WHAT IS EXPECTED
Find the string "this" in the listing and report every line that has it.

SUPPLIED RECORDS
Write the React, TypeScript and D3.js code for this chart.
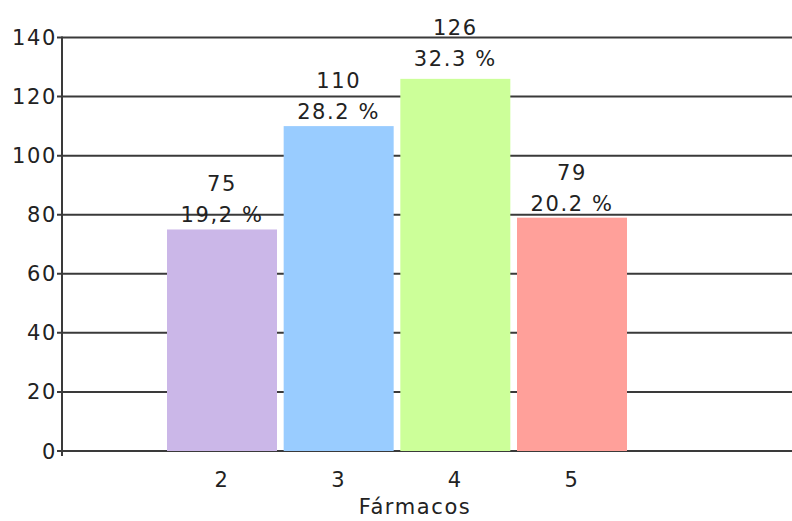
import React from "react";
import * as d3 from "d3";

const categories = [2, 3, 4, 5];
const values = [75, 110, 126, 79];
const percentLabels = ["19,2 %", "28.2 %", "32.3 %", "20.2 %"];
const colors = ["#cbb7e8", "#99ccff", "#ccff99", "#ffa09a"];
const yTicks = [0, 20, 40, 60, 80, 100, 120, 140];

export default function App() {
  const W = 792, H = 521;
  const left = 62, right = 792, top = 37.5, bottom = 451;
  const y = d3.scaleLinear().domain([0, 140]).range([bottom, top]);
  const x = d3.scaleLinear().domain([2, 5]).range([222, 572]);
  const bw = 110;
  const font = "'DejaVu Sans', Verdana, sans-serif";
  const fs = 21;
  const ls = 1.6;
  const maxV = d3.max(values) as number;
  return (
    <svg width={W} height={H} style={{ position: "absolute", left: 0, top: 0 }}>
      <rect width={W} height={H} fill="#fff" />
      {yTicks.map((t) => (
        <g key={t}>
          <line x1={left - 5} x2={right} y1={y(t)} y2={y(t)} stroke="#3a3a3a" strokeWidth={2} />
          <text x={left - 5} y={y(t) + 7.5} textAnchor="end" fontSize={fs} letterSpacing={ls} fontFamily={font} fill="#222">{t}</text>
        </g>
      ))}
      {categories.map((c, i) => (
        <rect key={c} x={x(c) - bw / 2} y={y(values[i])} width={bw} height={bottom - y(values[i])} fill={colors[i]} />
      ))}
      <line x1={left} x2={left} y1={top - 1} y2={bottom + 5} stroke="#3a3a3a" strokeWidth={2} />
      {categories.map((c, i) => {
        const shift = values[i] === maxV ? 6 : 0;
        return (
          <g key={"l" + c} fontFamily={font} fontSize={fs} letterSpacing={ls} fill="#222" textAnchor="middle">
            <text x={x(c)} y={y(values[i]) - 38 - shift}>{values[i]}</text>
            <text x={x(c)} y={y(values[i]) - 7 - shift}>{percentLabels[i]}</text>
            <text x={x(c)} y={487}>{c}</text>
          </g>
        );
      })}
      <text x={415} y={514} textAnchor="middle" fontFamily={font} fontSize={fs} letterSpacing={ls} fill="#222">Fármacos</text>
    </svg>
  );
}
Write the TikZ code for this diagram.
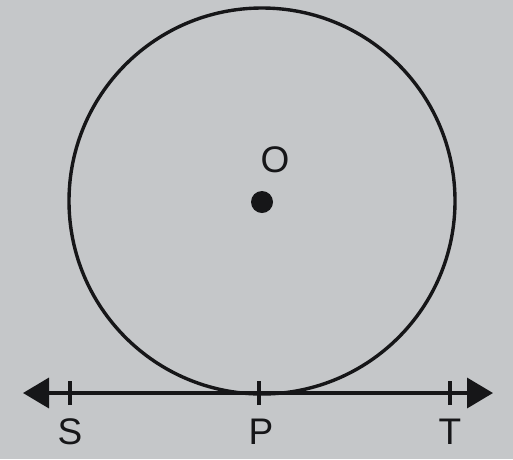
\documentclass[tikz,border=0pt]{standalone}
\usepackage{fontspec}
\setmainfont{Liberation Sans}
\usetikzlibrary{arrows.meta,positioning}
\definecolor{paper}{RGB}{197,199,201}
\definecolor{ink}{RGB}{22,22,24}

\begin{document}
\begin{tikzpicture}[x=1pt,y=-1pt,>={Triangle[length=26pt,width=30pt]},line width=3.6pt]
\fill[paper] (0,0) rectangle (513,459);
\useasboundingbox (0,0) rectangle (513,459);
\node[circle,draw=ink,minimum size=386pt,inner sep=0pt,line width=3.4pt] (circ) at (262,201) {};
\node[circle,fill=ink,minimum size=22pt,inner sep=0pt] (O) at (262,202) {};
\coordinate (left) at (23,393);
\coordinate (right) at (493,393);
\coordinate (S) at (70,393);
\coordinate (P) at (259,393);
\coordinate (T) at (450,393);
\draw[<->,ink] (left) -- (right);
\foreach \p in {S,P,T}
  \draw[ink,line width=3.4pt] ([yshift=-12pt]\p) -- ([yshift=12pt]\p);
\node[font=\fontsize{37}{37}\selectfont,text=ink] (labO) at (275,160) {O};
\node[font=\fontsize{37}{37}\selectfont,text=ink] (labS) at (70,432) {S};
\node[font=\fontsize{37}{37}\selectfont,text=ink] (labP) at (261,432) {P};
\node[font=\fontsize{37}{37}\selectfont,text=ink] (labT) at (450,432) {T};
\end{tikzpicture}
\end{document}
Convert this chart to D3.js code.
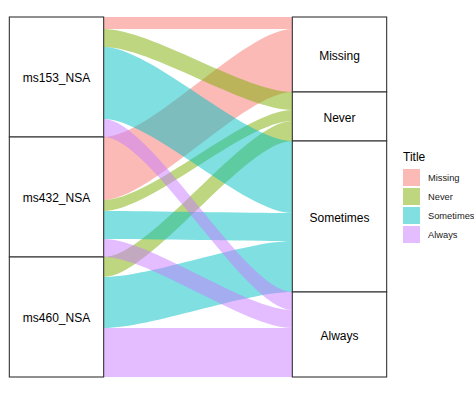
<!DOCTYPE html>
<html>
<head>
<meta charset="utf-8">
<script src="https://cdn.jsdelivr.net/npm/d3@7"></script>
<style>
  html, body { margin: 0; padding: 0; background: #fff; }
  svg { display: block; font-family: "Liberation Sans", Arial, sans-serif; }
</style>
</head>
<body>
<svg id="chart" width="474" height="395"></svg>
<script>
// ---- data ----
const variables = ["ms153_NSA", "ms432_NSA", "ms460_NSA"];
const responses = ["Missing", "Never", "Sometimes", "Always"];
const ms153 = [12, 18, 72, 18];
const ms432 = [63, 11, 28, 18];
const ms460 = [0, 20, 51, 49];
const legendTitle = "Title";
const colors = ["#F8766D", "#7CAE00", "#00BFC4", "#C77CFF"];

const counts = [ms153, ms432, ms460];
const total = d3.sum(counts, d => d3.sum(d));

const svg = d3.select("#chart");

// axes positions (ggplot-like discrete x: 1, 2 ; stratum width 1/3)
const x = d3.scaleLinear().domain([1, 2]).range([56.5, 339.5]);
const halfW = (x(2) - x(1)) / 3 / 2;
const y = d3.scaleLinear().domain([0, total]).range([17, 377]);
const color = d3.scaleOrdinal().domain(responses).range(colors);

// flows
const flows = [];
variables.forEach((v, i) => responses.forEach((r, j) => {
  flows.push({ v, r, i, j, n: counts[i][j] });
}));
// left stacking: by variable then response
let acc = 0;
flows.slice().sort((a, b) => a.i - b.i || a.j - b.j).forEach(f => { f.l0 = acc; acc += f.n; f.l1 = acc; });
// right stacking: by response then variable
acc = 0;
flows.slice().sort((a, b) => a.j - b.j || a.i - b.i).forEach(f => { f.r0 = acc; acc += f.n; f.r1 = acc; });

const xL = x(1) + halfW, xR = x(2) - halfW;
const knot = (xR - xL) * 0.25;
const c1 = xL + knot, c2 = xR - knot;
function flowPath(f) {
  const p = d3.path();
  p.moveTo(xL, y(f.l0));
  p.bezierCurveTo(c1, y(f.l0), c2, y(f.r0), xR, y(f.r0));
  p.lineTo(xR, y(f.r1));
  p.bezierCurveTo(c2, y(f.r1), c1, y(f.l1), xL, y(f.l1));
  p.closePath();
  return p.toString();
}

svg.append("g").selectAll("path")
  .data(flows.filter(f => f.n > 0).sort((a, b) => a.j - b.j || a.i - b.i))
  .join("path")
  .attr("d", flowPath)
  .attr("fill", d => color(d.r))
  .attr("fill-opacity", 0.5)
  .attr("stroke", "none");

// strata
const leftStrata = [];
acc = 0;
variables.forEach((v, i) => { const n = d3.sum(counts[i]); leftStrata.push({ label: v, a: acc, b: acc + n, ax: 1 }); acc += n; });
const rightStrata = [];
acc = 0;
responses.forEach((r, j) => { const n = d3.sum(counts, c => c[j]); rightStrata.push({ label: r, a: acc, b: acc + n, ax: 2 }); acc += n; });
const strata = leftStrata.concat(rightStrata);

const sg = svg.append("g");
sg.selectAll("rect").data(strata).join("rect")
  .attr("x", d => x(d.ax) - halfW)
  .attr("y", d => y(d.a))
  .attr("width", halfW * 2)
  .attr("height", d => y(d.b) - y(d.a))
  .attr("fill", "#fff")
  .attr("stroke", "#333")
  .attr("stroke-width", 1.1);
sg.selectAll("text").data(strata).join("text")
  .attr("x", d => x(d.ax))
  .attr("y", d => (y(d.a) + y(d.b)) / 2 + 5)
  .attr("text-anchor", "middle")
  .attr("font-size", 12)
  .attr("fill", "#000")
  .text(d => d.label);

// legend
const lg = svg.append("g").attr("transform", "translate(403,0)");
lg.append("text").attr("x", 0).attr("y", 161).attr("font-size", 12).attr("fill", "#000").text(legendTitle);
const items = lg.selectAll("g.item").data(responses).join("g")
  .attr("class", "item")
  .attr("transform", (d, k) => `translate(0,${169 + k * 19})`);
items.append("rect").attr("width", 17).attr("height", 17)
  .attr("fill", d => color(d)).attr("fill-opacity", 0.5);
items.append("text").attr("x", 25).attr("y", 12).attr("font-size", 9.3).attr("fill", "#1a1a1a").text(d => d);
</script>
</body>
</html>
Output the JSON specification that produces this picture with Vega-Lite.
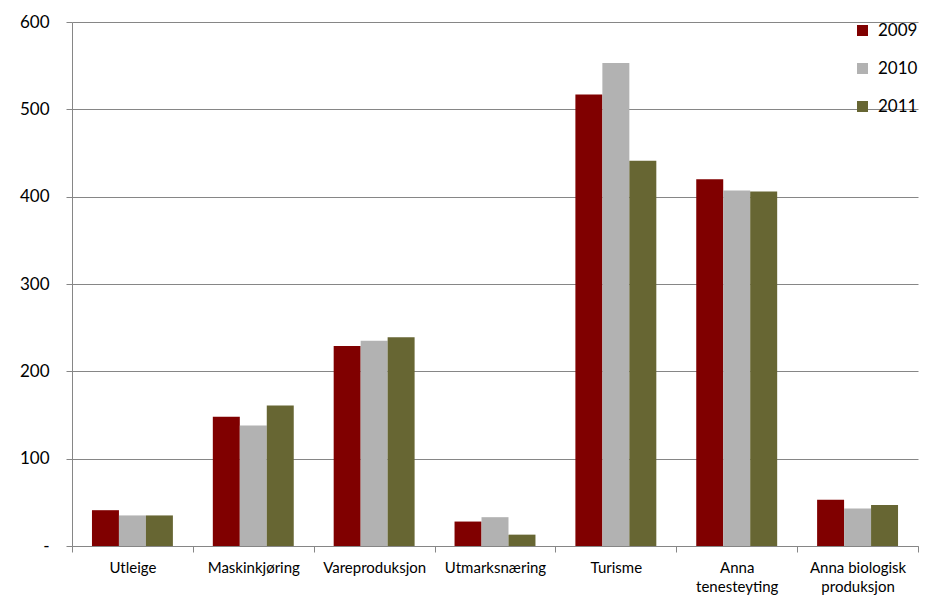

OUTPUT OF THE EXERCISE
Write the React, TypeScript and D3.js code for this chart.
Write the TikZ code for this diagram.
Convert this chart to D3.js code.
Output the JSON specification that produces this picture with Vega-Lite.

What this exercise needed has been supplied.